Posting this as an answer because I think it's better than the other examples given so far and a comment will get buried in the many other comments and lost.
No, there is no single-pass audio process that can invert notes or melodies. Something like Celemony Melodyn Studio could get you started by analyzing all the notes, and then maybe you could embark on a lengthy MIDI inversion process and then try to use the inverted MIDI to re-arrange the audio in Melodyn. That could take a long time.
From a mathematical perspective, it might be doable using Fourier series. (Mono) sound is just a mathematical function, basically saying how the speaker should move.
The Fourier series tells you how much there are of each frequency. One could do some type of inverting around say, A, (440hz), and map each frequency 440+F to 440-F, or, as a function, f(F) = 880-F. That is, the coefficient of cos(n x) is mapped to the coefficient of cos((880-n)x).
If this makes sense from a musical perspective, I don't know. As people mentioned, one should perhaps consider some log scaling.
It is indeed possible, using some old-school analog techniques. But probably not practical unless you are very much an electronics type. The principle sounds a lot like the vocoder described by @Your Uncle Bob, although not nearly as complicated. Basically the audio is subtracted from a fixed carrier frequency and the difference is what you hear. As pitch goes up, the resulting pitch goes down. One possible flaw is that the chosen carrier frequency can add an offset to the pitch, and if there's an fixed offset added to the pitch,then the intervals won't be correct. Then it sounds even stranger, because the harmonics (overtones) won't have the proper intervals, either.
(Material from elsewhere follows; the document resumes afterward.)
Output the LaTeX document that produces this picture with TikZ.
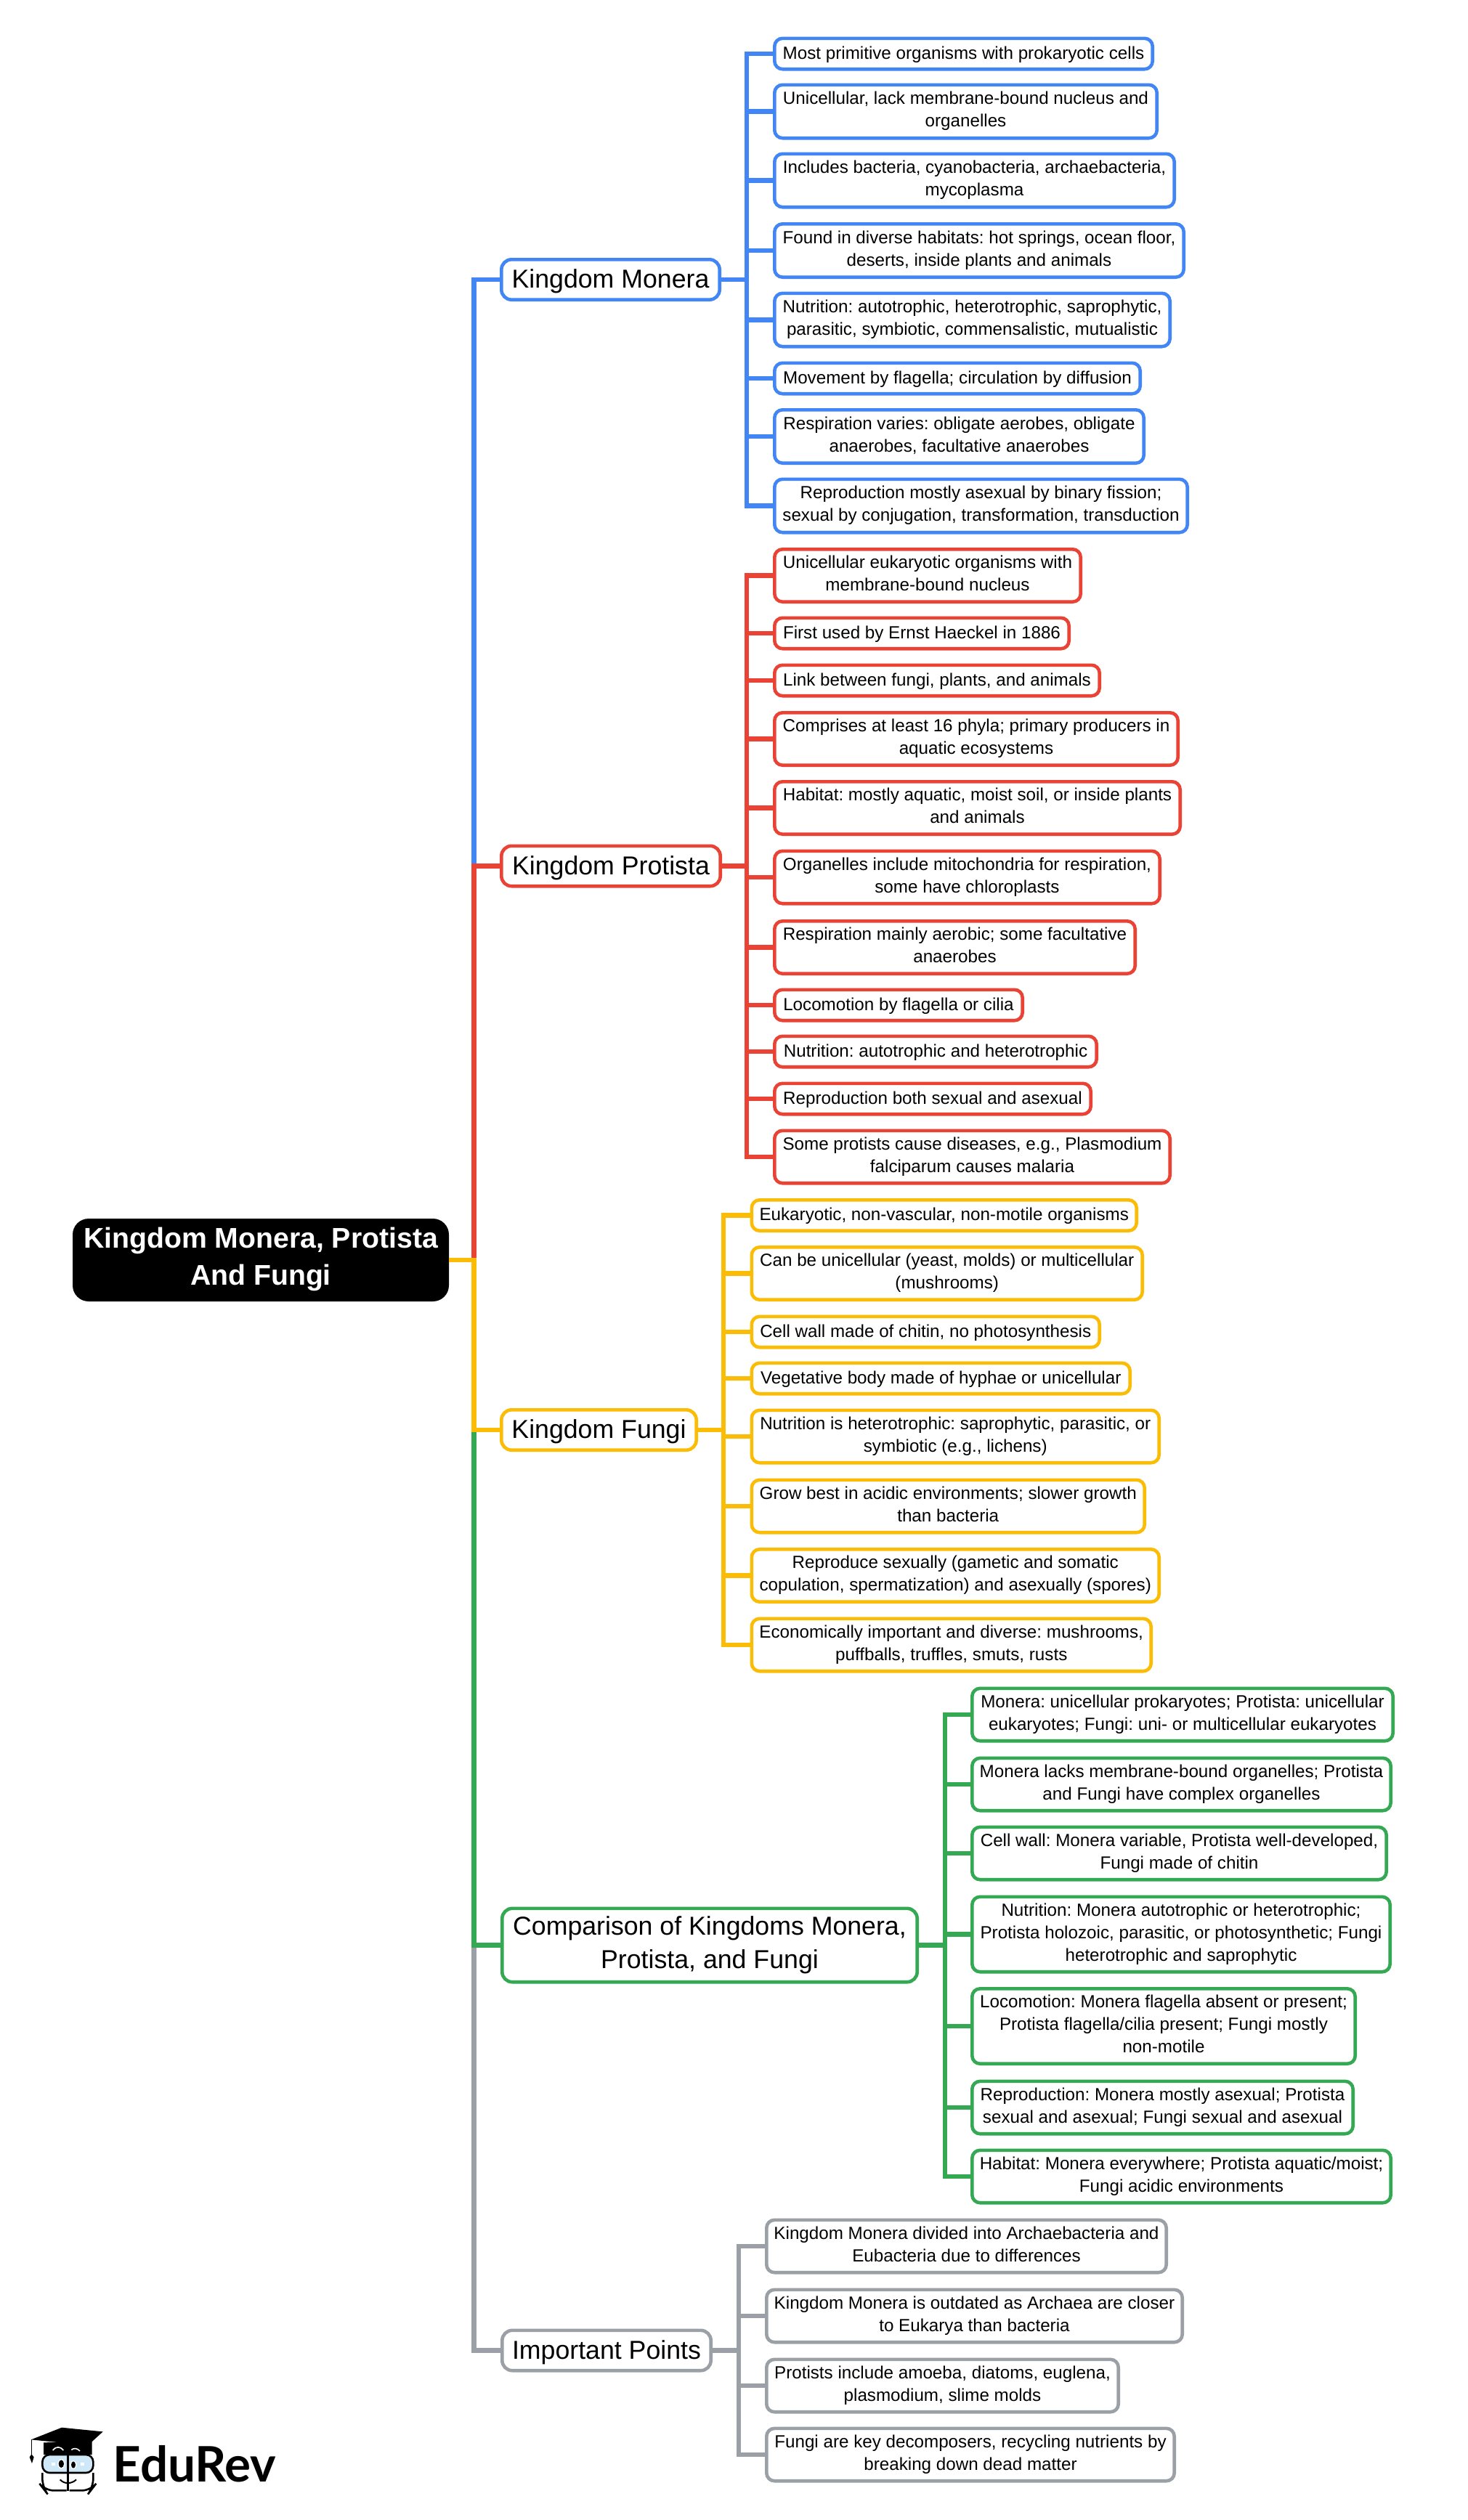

Also consider that the overtones will be lower, not higher, adding to the strangeness. That much strangeness probably makes you want to try it!
The first time I tried this was using a pair of ham radios (I won't explain that one). The second one was a project from an electronics magazine, effectively four diodes (the modulator) and two or three audio transformers. I think this was supposed to be a "voice scrambler". I have heard things called "scramblers" that appeared to do the same thing.
I think in today's world, it will be a lot more practical to use some of the computer-aided techniques cited in the other answers. But I had to point out that long ago, good ol' analog had its own bag of tricks.
This smacks of negative harmony, and I highly recommend you read that post. It's very informative, and one of the processes involved in that discussion is essentially inverting a song about an arbitrary axis, which seems to be what you want. However, though this is possible, I don't know of any software to do it for you, and generally this is a (rather rare) conceptual device used by musicians and applied to music, not just an algorithm that gets applied to existing sheet music to get a new result.